7. The Future of Provisioners
HashiCorp deprecated and removed vendor-specific provisioners (Chef, Puppet, etc.) in Terraform 0.15, signaling a clear direction: Terraform is for infrastructure orchestration, not detailed configuration management.
However, the generic file
, local-exec
, and remote-exec
provisioners remain supported and are part of Terraform's v1.x compatibility promises. They fill a niche for edge cases. The long-term vision, though, is to make providers and integrations so comprehensive that the need for these "last resort" mechanisms diminishes.
8. Conclusion: Declarative Purity
Terraform provisioners are a powerful, yet potentially problematic, tool. While they offer an escape hatch for imperative actions, they come with significant trade-offs in complexity, state accuracy, and security.
The clear industry trend, and HashiCorp's guidance, points towards minimizing their use.
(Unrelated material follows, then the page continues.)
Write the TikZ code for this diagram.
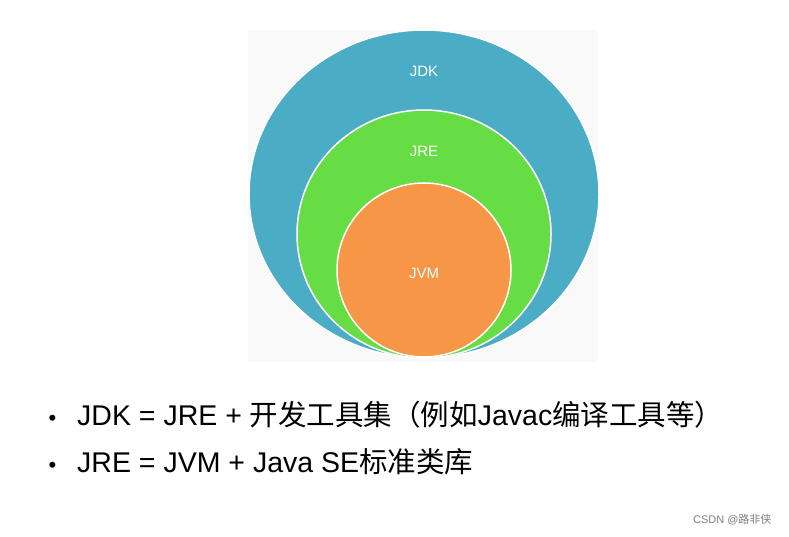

Prioritizing native provider features, cloud-init
, custom images via Packer, and dedicated configuration management tools leads to more robust, maintainable, and scalable Infrastructure as Code.
When provisioners are unavoidable, rigorous adherence to best practices is essential. For organizations looking to scale their IaC adoption, establishing strong governance, promoting declarative patterns, and leveraging platforms that provide visibility and control over their Terraform workflows are key to taming complexity and ensuring that even "last resort" tools are used safely and effectively.